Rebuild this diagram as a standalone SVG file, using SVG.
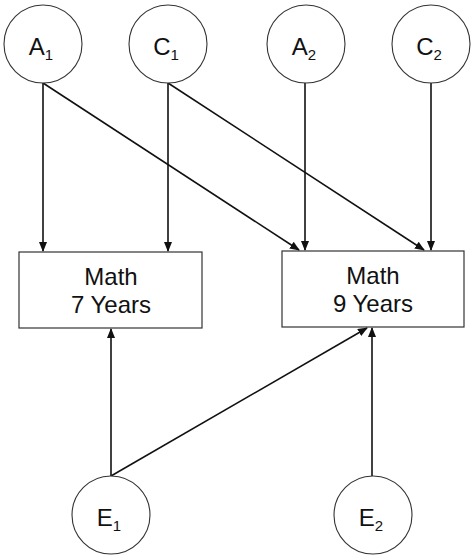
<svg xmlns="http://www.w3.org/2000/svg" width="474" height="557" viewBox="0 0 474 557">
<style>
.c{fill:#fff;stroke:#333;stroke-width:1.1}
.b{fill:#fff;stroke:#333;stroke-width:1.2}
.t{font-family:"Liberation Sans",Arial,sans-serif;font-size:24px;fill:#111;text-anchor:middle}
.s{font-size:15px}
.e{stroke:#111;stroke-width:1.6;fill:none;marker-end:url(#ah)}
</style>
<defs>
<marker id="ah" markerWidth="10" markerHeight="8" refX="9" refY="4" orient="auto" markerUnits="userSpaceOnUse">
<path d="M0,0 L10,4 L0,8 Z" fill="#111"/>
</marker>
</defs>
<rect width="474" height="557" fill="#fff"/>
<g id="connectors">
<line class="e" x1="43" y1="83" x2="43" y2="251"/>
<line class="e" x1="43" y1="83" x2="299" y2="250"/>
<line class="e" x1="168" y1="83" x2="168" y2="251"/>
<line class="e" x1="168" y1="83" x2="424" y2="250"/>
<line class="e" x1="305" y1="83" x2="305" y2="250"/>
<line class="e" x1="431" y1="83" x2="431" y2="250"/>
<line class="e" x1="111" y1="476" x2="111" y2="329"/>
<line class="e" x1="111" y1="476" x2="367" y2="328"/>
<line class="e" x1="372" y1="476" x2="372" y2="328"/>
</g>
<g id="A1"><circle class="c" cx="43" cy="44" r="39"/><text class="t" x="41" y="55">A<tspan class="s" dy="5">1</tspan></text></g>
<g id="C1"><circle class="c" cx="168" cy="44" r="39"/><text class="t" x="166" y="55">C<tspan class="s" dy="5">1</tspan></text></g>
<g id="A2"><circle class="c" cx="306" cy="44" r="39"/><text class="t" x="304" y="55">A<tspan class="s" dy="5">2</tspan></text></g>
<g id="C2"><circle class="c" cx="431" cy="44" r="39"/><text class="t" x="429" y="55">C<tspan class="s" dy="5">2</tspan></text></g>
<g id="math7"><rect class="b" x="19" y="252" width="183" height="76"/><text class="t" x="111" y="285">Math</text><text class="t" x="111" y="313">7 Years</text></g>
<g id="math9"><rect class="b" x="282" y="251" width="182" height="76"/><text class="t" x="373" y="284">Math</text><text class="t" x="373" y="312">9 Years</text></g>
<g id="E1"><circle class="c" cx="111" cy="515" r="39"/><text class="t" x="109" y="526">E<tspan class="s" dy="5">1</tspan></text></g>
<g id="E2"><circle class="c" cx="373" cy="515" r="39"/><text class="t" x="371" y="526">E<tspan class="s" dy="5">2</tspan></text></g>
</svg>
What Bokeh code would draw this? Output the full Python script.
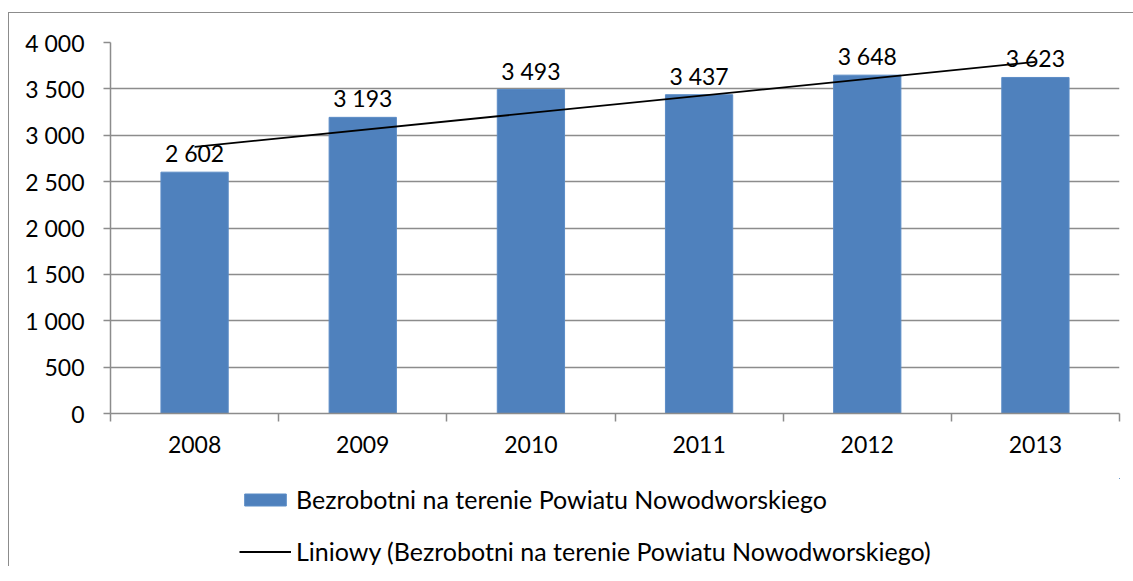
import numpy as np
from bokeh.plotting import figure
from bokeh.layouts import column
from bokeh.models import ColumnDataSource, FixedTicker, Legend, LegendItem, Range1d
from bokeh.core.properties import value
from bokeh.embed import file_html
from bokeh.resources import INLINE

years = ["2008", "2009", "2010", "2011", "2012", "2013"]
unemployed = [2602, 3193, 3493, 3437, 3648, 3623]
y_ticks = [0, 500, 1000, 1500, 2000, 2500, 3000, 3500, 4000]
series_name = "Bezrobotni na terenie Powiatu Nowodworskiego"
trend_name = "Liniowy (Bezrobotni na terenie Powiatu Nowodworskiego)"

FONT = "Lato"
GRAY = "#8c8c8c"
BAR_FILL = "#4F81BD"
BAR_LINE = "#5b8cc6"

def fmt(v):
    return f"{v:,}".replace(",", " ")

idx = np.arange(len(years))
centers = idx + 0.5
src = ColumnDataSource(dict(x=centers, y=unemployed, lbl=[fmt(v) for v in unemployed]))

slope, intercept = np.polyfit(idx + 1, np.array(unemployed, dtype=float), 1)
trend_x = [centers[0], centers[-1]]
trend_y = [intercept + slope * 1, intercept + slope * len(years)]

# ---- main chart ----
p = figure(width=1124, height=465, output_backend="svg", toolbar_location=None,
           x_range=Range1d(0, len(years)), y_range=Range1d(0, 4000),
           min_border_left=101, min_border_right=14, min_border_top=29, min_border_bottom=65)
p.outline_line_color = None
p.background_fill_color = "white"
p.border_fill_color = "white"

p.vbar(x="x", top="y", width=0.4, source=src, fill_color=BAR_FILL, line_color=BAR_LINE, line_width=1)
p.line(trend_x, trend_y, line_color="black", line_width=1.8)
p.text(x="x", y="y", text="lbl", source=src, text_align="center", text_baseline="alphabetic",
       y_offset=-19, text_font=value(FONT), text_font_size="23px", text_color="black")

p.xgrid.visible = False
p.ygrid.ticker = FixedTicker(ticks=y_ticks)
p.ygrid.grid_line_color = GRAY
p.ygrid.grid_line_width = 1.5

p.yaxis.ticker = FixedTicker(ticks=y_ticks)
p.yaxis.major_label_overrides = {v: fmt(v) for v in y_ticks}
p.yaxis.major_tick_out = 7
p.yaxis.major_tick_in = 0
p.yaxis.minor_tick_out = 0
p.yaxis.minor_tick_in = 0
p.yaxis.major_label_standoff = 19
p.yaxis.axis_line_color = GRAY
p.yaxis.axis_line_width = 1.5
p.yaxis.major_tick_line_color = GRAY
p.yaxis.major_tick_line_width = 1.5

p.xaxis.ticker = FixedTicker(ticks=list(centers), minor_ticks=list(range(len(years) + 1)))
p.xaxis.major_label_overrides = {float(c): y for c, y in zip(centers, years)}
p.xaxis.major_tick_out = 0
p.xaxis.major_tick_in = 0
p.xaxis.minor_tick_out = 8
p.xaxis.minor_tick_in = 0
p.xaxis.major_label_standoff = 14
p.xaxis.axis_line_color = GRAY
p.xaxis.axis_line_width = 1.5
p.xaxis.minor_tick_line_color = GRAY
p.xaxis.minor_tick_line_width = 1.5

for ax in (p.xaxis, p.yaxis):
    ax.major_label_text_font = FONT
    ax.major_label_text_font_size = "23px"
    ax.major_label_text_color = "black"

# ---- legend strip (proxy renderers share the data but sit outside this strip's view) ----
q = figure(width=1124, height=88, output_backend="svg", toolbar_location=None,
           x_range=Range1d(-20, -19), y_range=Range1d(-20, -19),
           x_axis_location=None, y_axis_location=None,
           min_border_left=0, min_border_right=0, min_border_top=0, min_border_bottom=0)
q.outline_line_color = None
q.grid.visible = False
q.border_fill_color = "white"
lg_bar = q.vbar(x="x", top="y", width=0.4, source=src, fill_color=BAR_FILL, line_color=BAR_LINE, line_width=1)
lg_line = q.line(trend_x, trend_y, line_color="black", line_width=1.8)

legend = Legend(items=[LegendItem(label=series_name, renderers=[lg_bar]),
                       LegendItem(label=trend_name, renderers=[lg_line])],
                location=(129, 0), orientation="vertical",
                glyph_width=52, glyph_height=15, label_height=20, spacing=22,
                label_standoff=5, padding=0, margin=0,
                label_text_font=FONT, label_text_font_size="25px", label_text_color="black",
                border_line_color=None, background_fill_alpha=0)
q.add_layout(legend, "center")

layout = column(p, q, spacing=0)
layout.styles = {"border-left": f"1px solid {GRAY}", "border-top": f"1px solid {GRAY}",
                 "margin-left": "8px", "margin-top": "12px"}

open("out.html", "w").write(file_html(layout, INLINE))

****************************************

### The exercise
Please transcribe the material above exactly as written. Leave the pictures out.

### Final result
Rebuild this diagram as a standalone SVG file, using SVG.
<svg xmlns="http://www.w3.org/2000/svg" width="474" height="557" viewBox="0 0 474 557">
<style>
.c{fill:#fff;stroke:#333;stroke-width:1.1}
.b{fill:#fff;stroke:#333;stroke-width:1.2}
.t{font-family:"Liberation Sans",Arial,sans-serif;font-size:24px;fill:#111;text-anchor:middle}
.s{font-size:15px}
.e{stroke:#111;stroke-width:1.6;fill:none;marker-end:url(#ah)}
</style>
<defs>
<marker id="ah" markerWidth="10" markerHeight="8" refX="9" refY="4" orient="auto" markerUnits="userSpaceOnUse">
<path d="M0,0 L10,4 L0,8 Z" fill="#111"/>
</marker>
</defs>
<rect width="474" height="557" fill="#fff"/>
<g id="connectors">
<line class="e" x1="43" y1="83" x2="43" y2="251"/>
<line class="e" x1="43" y1="83" x2="299" y2="250"/>
<line class="e" x1="168" y1="83" x2="168" y2="251"/>
<line class="e" x1="168" y1="83" x2="424" y2="250"/>
<line class="e" x1="305" y1="83" x2="305" y2="250"/>
<line class="e" x1="431" y1="83" x2="431" y2="250"/>
<line class="e" x1="111" y1="476" x2="111" y2="329"/>
<line class="e" x1="111" y1="476" x2="367" y2="328"/>
<line class="e" x1="372" y1="476" x2="372" y2="328"/>
</g>
<g id="A1"><circle class="c" cx="43" cy="44" r="39"/><text class="t" x="41" y="55">A<tspan class="s" dy="5">1</tspan></text></g>
<g id="C1"><circle class="c" cx="168" cy="44" r="39"/><text class="t" x="166" y="55">C<tspan class="s" dy="5">1</tspan></text></g>
<g id="A2"><circle class="c" cx="306" cy="44" r="39"/><text class="t" x="304" y="55">A<tspan class="s" dy="5">2</tspan></text></g>
<g id="C2"><circle class="c" cx="431" cy="44" r="39"/><text class="t" x="429" y="55">C<tspan class="s" dy="5">2</tspan></text></g>
<g id="math7"><rect class="b" x="19" y="252" width="183" height="76"/><text class="t" x="111" y="285">Math</text><text class="t" x="111" y="313">7 Years</text></g>
<g id="math9"><rect class="b" x="282" y="251" width="182" height="76"/><text class="t" x="373" y="284">Math</text><text class="t" x="373" y="312">9 Years</text></g>
<g id="E1"><circle class="c" cx="111" cy="515" r="39"/><text class="t" x="109" y="526">E<tspan class="s" dy="5">1</tspan></text></g>
<g id="E2"><circle class="c" cx="373" cy="515" r="39"/><text class="t" x="371" y="526">E<tspan class="s" dy="5">2</tspan></text></g>
</svg>
What Bokeh code would draw this? Output the full Python script.
import numpy as np
from bokeh.plotting import figure
from bokeh.layouts import column
from bokeh.models import ColumnDataSource, FixedTicker, Legend, LegendItem, Range1d
from bokeh.core.properties import value
from bokeh.embed import file_html
from bokeh.resources import INLINE

years = ["2008", "2009", "2010", "2011", "2012", "2013"]
unemployed = [2602, 3193, 3493, 3437, 3648, 3623]
y_ticks = [0, 500, 1000, 1500, 2000, 2500, 3000, 3500, 4000]
series_name = "Bezrobotni na terenie Powiatu Nowodworskiego"
trend_name = "Liniowy (Bezrobotni na terenie Powiatu Nowodworskiego)"

FONT = "Lato"
GRAY = "#8c8c8c"
BAR_FILL = "#4F81BD"
BAR_LINE = "#5b8cc6"

def fmt(v):
    return f"{v:,}".replace(",", " ")

idx = np.arange(len(years))
centers = idx + 0.5
src = ColumnDataSource(dict(x=centers, y=unemployed, lbl=[fmt(v) for v in unemployed]))

slope, intercept = np.polyfit(idx + 1, np.array(unemployed, dtype=float), 1)
trend_x = [centers[0], centers[-1]]
trend_y = [intercept + slope * 1, intercept + slope * len(years)]

# ---- main chart ----
p = figure(width=1124, height=465, output_backend="svg", toolbar_location=None,
           x_range=Range1d(0, len(years)), y_range=Range1d(0, 4000),
           min_border_left=101, min_border_right=14, min_border_top=29, min_border_bottom=65)
p.outline_line_color = None
p.background_fill_color = "white"
p.border_fill_color = "white"

p.vbar(x="x", top="y", width=0.4, source=src, fill_color=BAR_FILL, line_color=BAR_LINE, line_width=1)
p.line(trend_x, trend_y, line_color="black", line_width=1.8)
p.text(x="x", y="y", text="lbl", source=src, text_align="center", text_baseline="alphabetic",
       y_offset=-19, text_font=value(FONT), text_font_size="23px", text_color="black")

p.xgrid.visible = False
p.ygrid.ticker = FixedTicker(ticks=y_ticks)
p.ygrid.grid_line_color = GRAY
p.ygrid.grid_line_width = 1.5

p.yaxis.ticker = FixedTicker(ticks=y_ticks)
p.yaxis.major_label_overrides = {v: fmt(v) for v in y_ticks}
p.yaxis.major_tick_out = 7
p.yaxis.major_tick_in = 0
p.yaxis.minor_tick_out = 0
p.yaxis.minor_tick_in = 0
p.yaxis.major_label_standoff = 19
p.yaxis.axis_line_color = GRAY
p.yaxis.axis_line_width = 1.5
p.yaxis.major_tick_line_color = GRAY
p.yaxis.major_tick_line_width = 1.5

p.xaxis.ticker = FixedTicker(ticks=list(centers), minor_ticks=list(range(len(years) + 1)))
p.xaxis.major_label_overrides = {float(c): y for c, y in zip(centers, years)}
p.xaxis.major_tick_out = 0
p.xaxis.major_tick_in = 0
p.xaxis.minor_tick_out = 8
p.xaxis.minor_tick_in = 0
p.xaxis.major_label_standoff = 14
p.xaxis.axis_line_color = GRAY
p.xaxis.axis_line_width = 1.5
p.xaxis.minor_tick_line_color = GRAY
p.xaxis.minor_tick_line_width = 1.5

for ax in (p.xaxis, p.yaxis):
    ax.major_label_text_font = FONT
    ax.major_label_text_font_size = "23px"
    ax.major_label_text_color = "black"

# ---- legend strip (proxy renderers share the data but sit outside this strip's view) ----
q = figure(width=1124, height=88, output_backend="svg", toolbar_location=None,
           x_range=Range1d(-20, -19), y_range=Range1d(-20, -19),
           x_axis_location=None, y_axis_location=None,
           min_border_left=0, min_border_right=0, min_border_top=0, min_border_bottom=0)
q.outline_line_color = None
q.grid.visible = False
q.border_fill_color = "white"
lg_bar = q.vbar(x="x", top="y", width=0.4, source=src, fill_color=BAR_FILL, line_color=BAR_LINE, line_width=1)
lg_line = q.line(trend_x, trend_y, line_color="black", line_width=1.8)

legend = Legend(items=[LegendItem(label=series_name, renderers=[lg_bar]),
                       LegendItem(label=trend_name, renderers=[lg_line])],
                location=(129, 0), orientation="vertical",
                glyph_width=52, glyph_height=15, label_height=20, spacing=22,
                label_standoff=5, padding=0, margin=0,
                label_text_font=FONT, label_text_font_size="25px", label_text_color="black",
                border_line_color=None, background_fill_alpha=0)
q.add_layout(legend, "center")

layout = column(p, q, spacing=0)
layout.styles = {"border-left": f"1px solid {GRAY}", "border-top": f"1px solid {GRAY}",
                 "margin-left": "8px", "margin-top": "12px"}

open("out.html", "w").write(file_html(layout, INLINE))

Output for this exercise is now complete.